- _Provided data_:
_ _ _ _ _
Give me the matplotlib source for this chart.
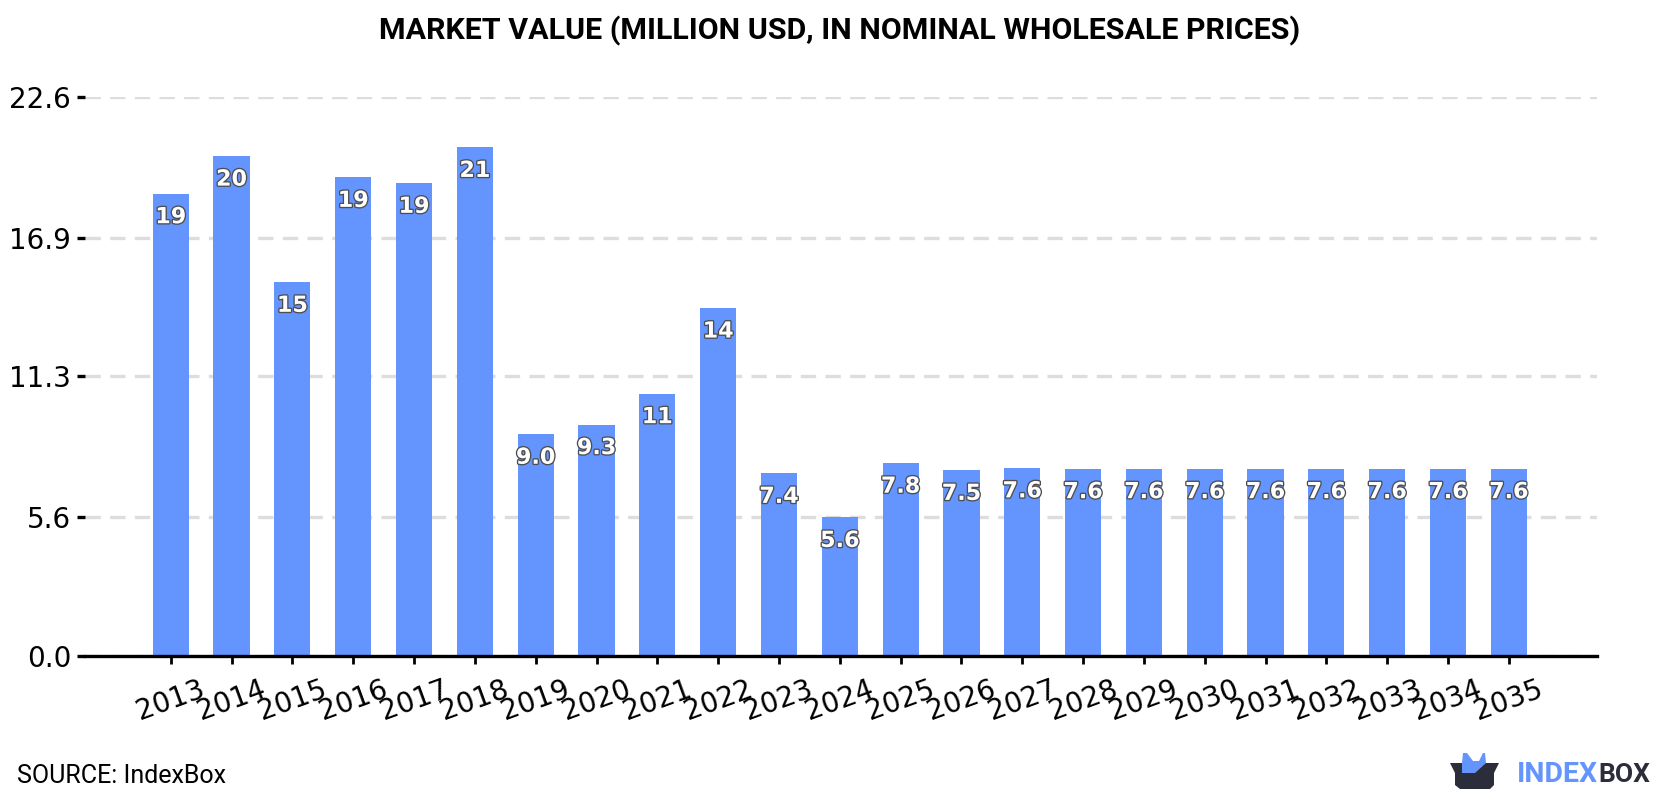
_ _ _ _ _
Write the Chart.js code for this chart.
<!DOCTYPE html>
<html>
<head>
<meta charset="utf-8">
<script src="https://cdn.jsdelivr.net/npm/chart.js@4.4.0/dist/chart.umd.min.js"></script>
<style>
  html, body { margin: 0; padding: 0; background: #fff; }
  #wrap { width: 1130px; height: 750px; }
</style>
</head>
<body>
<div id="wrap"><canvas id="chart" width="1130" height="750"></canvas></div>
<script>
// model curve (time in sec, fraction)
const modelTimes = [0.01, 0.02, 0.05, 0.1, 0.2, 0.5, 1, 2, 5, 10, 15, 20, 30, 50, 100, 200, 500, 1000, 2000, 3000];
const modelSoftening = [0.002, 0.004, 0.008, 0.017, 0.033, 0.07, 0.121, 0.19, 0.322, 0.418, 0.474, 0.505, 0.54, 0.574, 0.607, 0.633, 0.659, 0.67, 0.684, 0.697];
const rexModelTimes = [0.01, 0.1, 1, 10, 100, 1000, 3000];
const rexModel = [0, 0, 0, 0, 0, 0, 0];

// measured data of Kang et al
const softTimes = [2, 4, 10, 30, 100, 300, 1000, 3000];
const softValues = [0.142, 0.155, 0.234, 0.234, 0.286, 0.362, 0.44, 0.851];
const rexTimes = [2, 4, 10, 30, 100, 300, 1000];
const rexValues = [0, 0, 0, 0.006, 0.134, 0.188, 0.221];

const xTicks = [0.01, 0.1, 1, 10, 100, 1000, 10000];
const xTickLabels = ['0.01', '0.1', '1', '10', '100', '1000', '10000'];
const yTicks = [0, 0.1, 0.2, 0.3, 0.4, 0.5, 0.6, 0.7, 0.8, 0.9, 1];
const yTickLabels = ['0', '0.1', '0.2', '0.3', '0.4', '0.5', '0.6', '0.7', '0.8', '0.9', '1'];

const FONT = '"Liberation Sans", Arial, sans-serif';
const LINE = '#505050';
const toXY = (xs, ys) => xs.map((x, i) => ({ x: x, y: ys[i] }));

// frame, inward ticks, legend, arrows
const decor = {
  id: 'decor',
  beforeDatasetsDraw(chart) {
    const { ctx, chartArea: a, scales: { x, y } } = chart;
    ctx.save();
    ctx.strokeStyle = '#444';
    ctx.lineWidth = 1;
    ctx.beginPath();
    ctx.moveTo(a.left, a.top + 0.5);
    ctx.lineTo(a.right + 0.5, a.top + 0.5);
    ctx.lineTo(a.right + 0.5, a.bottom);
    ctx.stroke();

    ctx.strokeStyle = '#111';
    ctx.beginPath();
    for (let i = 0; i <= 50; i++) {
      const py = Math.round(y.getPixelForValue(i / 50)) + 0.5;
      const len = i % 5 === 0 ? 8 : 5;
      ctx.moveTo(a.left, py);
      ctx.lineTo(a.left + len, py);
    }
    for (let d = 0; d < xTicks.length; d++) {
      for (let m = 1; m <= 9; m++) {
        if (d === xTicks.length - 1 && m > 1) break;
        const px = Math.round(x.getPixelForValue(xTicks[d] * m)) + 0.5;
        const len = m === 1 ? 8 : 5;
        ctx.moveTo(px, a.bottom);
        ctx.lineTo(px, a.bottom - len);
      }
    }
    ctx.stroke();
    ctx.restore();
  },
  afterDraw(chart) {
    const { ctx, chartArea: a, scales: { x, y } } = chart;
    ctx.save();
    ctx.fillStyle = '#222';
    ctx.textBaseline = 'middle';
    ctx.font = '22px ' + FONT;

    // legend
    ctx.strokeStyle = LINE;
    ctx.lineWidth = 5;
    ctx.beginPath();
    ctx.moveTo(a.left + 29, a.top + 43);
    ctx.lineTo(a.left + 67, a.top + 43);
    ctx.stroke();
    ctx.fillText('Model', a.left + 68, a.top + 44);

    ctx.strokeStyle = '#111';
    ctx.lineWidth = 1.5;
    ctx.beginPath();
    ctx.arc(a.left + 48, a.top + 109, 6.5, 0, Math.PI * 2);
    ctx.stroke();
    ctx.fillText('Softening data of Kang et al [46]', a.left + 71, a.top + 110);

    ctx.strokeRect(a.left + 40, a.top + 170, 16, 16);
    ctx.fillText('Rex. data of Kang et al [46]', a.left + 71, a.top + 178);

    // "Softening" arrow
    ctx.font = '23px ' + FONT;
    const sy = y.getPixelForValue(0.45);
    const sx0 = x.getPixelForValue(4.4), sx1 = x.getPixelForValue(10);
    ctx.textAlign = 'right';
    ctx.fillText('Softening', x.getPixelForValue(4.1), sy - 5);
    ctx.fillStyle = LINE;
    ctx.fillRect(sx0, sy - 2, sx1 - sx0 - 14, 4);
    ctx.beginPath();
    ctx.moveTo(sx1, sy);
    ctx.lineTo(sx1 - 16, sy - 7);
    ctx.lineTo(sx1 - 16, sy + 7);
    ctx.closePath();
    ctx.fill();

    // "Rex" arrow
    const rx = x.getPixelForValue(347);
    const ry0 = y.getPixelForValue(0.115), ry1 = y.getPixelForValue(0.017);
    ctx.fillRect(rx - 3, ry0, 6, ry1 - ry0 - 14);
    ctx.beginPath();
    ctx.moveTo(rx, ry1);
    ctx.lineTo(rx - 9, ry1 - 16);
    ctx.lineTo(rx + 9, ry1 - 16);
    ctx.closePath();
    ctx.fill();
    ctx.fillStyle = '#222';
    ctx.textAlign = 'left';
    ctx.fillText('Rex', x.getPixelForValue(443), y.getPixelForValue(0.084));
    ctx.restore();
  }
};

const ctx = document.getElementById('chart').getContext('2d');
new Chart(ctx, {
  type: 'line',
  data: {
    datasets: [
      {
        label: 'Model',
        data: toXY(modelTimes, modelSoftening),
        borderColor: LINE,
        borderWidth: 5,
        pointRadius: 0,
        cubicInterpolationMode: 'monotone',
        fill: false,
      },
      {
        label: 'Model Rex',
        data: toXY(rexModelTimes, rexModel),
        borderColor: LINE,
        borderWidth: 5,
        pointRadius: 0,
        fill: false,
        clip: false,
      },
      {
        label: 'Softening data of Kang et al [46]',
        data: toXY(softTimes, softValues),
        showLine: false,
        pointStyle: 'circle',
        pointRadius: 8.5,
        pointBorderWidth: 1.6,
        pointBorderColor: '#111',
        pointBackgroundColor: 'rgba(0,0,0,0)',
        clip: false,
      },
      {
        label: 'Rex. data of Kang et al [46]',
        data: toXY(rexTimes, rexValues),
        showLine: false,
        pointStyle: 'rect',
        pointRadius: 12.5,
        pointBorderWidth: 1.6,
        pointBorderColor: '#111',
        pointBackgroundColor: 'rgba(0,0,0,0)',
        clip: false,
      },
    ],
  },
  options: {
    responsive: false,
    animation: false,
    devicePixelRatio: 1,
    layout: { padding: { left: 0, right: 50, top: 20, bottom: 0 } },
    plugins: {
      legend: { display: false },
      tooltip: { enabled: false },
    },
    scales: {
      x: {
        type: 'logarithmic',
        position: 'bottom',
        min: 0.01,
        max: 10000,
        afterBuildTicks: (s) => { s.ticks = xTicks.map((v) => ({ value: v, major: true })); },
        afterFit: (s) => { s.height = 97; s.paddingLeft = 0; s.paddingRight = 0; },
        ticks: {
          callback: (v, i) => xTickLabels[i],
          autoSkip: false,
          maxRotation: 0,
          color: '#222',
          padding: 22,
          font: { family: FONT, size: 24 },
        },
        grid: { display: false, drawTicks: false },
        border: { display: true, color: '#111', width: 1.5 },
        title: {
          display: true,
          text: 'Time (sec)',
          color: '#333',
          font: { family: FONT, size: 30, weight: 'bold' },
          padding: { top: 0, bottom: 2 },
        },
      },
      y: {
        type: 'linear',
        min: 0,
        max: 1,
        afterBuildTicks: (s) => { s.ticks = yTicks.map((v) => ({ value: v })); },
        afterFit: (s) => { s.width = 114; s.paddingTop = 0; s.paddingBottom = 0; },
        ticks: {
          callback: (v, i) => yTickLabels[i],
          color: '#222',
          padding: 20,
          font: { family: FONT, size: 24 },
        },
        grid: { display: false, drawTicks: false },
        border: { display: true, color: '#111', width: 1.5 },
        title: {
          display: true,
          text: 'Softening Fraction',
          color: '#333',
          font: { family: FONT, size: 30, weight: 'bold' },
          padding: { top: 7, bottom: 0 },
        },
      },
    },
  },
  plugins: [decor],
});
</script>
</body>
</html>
_ _ _ _ _
- _The exercise_: In the listing above, count each line that holds the string "this". Give the number only.

- _Task solution_: 2